Stated exercise: Set down the data below from its first line to the line holding "3300, 1800, 650, 400, 100]", inclusive; omit all pictures.
╭─ Data excerpt
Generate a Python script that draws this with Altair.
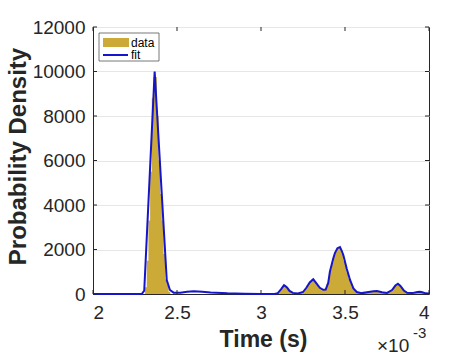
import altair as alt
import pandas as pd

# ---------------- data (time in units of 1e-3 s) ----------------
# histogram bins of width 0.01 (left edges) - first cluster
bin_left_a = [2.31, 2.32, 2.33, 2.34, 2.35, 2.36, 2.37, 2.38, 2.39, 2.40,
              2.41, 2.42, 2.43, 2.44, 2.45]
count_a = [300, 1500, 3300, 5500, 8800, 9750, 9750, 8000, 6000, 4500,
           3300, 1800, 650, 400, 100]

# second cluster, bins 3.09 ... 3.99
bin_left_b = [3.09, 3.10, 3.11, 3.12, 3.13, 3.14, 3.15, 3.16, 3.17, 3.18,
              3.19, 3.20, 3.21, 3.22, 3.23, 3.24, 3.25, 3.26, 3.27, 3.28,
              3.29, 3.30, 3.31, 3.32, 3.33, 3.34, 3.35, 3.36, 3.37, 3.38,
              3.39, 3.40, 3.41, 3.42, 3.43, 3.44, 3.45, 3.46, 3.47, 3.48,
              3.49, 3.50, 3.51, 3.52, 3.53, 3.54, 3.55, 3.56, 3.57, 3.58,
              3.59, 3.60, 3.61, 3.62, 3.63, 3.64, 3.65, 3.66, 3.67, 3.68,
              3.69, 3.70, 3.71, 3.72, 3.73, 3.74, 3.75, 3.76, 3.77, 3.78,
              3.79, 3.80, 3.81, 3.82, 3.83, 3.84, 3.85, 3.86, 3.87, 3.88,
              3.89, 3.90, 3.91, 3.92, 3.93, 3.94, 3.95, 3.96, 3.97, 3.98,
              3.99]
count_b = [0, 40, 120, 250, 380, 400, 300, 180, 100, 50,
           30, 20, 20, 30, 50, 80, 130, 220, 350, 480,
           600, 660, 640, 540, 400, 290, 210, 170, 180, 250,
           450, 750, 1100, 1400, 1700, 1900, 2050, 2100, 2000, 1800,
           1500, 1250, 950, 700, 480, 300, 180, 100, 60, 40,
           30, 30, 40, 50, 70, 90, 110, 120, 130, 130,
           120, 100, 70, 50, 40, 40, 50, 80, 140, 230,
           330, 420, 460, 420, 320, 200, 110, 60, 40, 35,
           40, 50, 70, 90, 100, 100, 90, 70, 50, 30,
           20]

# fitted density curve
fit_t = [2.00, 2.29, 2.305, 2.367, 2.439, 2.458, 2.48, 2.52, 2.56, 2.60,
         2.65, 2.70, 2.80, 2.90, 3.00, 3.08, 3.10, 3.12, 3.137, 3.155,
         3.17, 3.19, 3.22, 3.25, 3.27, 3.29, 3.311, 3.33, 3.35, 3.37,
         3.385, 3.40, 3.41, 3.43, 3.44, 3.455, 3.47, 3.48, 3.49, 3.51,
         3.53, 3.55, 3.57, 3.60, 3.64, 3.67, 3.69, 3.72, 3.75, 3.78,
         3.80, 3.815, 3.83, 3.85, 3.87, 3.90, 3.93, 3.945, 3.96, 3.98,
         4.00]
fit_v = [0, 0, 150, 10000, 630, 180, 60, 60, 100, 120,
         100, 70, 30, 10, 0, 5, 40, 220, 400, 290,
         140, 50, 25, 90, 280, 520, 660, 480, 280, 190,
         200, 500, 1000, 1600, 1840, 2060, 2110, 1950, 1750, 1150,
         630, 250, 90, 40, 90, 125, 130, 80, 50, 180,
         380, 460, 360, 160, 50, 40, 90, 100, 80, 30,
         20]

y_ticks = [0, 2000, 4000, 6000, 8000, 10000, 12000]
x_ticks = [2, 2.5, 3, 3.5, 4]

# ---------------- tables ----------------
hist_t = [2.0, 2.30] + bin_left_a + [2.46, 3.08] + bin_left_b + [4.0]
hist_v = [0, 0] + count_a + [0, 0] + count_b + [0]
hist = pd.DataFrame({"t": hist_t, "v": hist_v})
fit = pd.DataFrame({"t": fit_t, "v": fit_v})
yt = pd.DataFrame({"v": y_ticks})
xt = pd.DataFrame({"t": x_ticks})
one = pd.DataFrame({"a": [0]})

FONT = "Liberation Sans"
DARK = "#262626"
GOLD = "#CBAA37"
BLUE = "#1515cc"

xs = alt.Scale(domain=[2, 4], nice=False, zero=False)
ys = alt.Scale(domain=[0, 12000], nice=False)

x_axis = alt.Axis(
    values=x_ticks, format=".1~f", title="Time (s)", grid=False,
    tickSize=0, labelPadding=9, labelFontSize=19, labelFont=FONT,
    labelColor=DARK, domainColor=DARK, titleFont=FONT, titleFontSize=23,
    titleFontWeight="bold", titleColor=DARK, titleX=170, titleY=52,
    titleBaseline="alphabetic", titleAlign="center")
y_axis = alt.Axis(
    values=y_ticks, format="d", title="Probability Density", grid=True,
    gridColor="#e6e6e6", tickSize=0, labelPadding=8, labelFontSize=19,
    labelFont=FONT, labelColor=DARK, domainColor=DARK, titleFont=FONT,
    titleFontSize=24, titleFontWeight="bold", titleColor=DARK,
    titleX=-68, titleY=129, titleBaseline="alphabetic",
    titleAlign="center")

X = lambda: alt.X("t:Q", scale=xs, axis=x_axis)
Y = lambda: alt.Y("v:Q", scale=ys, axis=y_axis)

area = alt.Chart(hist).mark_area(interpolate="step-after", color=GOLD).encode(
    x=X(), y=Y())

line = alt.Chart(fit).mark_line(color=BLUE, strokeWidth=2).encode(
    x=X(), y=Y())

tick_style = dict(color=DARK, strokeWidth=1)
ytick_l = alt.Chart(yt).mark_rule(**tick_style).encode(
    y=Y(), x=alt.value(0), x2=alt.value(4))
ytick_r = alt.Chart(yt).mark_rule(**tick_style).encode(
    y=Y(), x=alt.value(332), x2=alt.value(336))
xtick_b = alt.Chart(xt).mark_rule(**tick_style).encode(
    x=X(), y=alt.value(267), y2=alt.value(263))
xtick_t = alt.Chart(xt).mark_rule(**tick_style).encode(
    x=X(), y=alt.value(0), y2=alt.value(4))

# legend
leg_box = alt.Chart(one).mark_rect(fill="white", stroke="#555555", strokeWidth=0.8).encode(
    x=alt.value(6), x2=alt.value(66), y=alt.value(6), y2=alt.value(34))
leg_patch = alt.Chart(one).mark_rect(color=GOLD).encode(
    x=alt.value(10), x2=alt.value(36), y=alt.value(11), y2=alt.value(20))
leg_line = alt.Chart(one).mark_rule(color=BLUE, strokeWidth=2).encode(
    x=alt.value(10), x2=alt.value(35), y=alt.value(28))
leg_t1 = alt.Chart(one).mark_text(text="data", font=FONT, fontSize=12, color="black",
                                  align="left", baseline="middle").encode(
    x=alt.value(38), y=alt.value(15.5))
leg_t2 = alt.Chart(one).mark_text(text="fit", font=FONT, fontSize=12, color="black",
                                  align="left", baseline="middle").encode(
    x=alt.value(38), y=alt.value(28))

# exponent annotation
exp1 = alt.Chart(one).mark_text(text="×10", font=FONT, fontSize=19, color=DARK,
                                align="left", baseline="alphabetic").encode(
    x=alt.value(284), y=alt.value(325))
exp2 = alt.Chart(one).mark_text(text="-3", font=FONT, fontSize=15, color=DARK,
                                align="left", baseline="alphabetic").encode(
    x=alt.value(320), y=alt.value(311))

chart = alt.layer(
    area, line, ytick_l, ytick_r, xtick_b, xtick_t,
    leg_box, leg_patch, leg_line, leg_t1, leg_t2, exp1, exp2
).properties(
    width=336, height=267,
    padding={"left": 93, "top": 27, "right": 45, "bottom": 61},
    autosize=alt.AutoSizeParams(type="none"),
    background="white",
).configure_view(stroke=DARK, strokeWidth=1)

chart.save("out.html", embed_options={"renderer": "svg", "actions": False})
╰─
Final answer:
Generate a Python script that draws this with Altair.
import altair as alt
import pandas as pd

# ---------------- data (time in units of 1e-3 s) ----------------
# histogram bins of width 0.01 (left edges) - first cluster
bin_left_a = [2.31, 2.32, 2.33, 2.34, 2.35, 2.36, 2.37, 2.38, 2.39, 2.40,
              2.41, 2.42, 2.43, 2.44, 2.45]
count_a = [300, 1500, 3300, 5500, 8800, 9750, 9750, 8000, 6000, 4500,
           3300, 1800, 650, 400, 100]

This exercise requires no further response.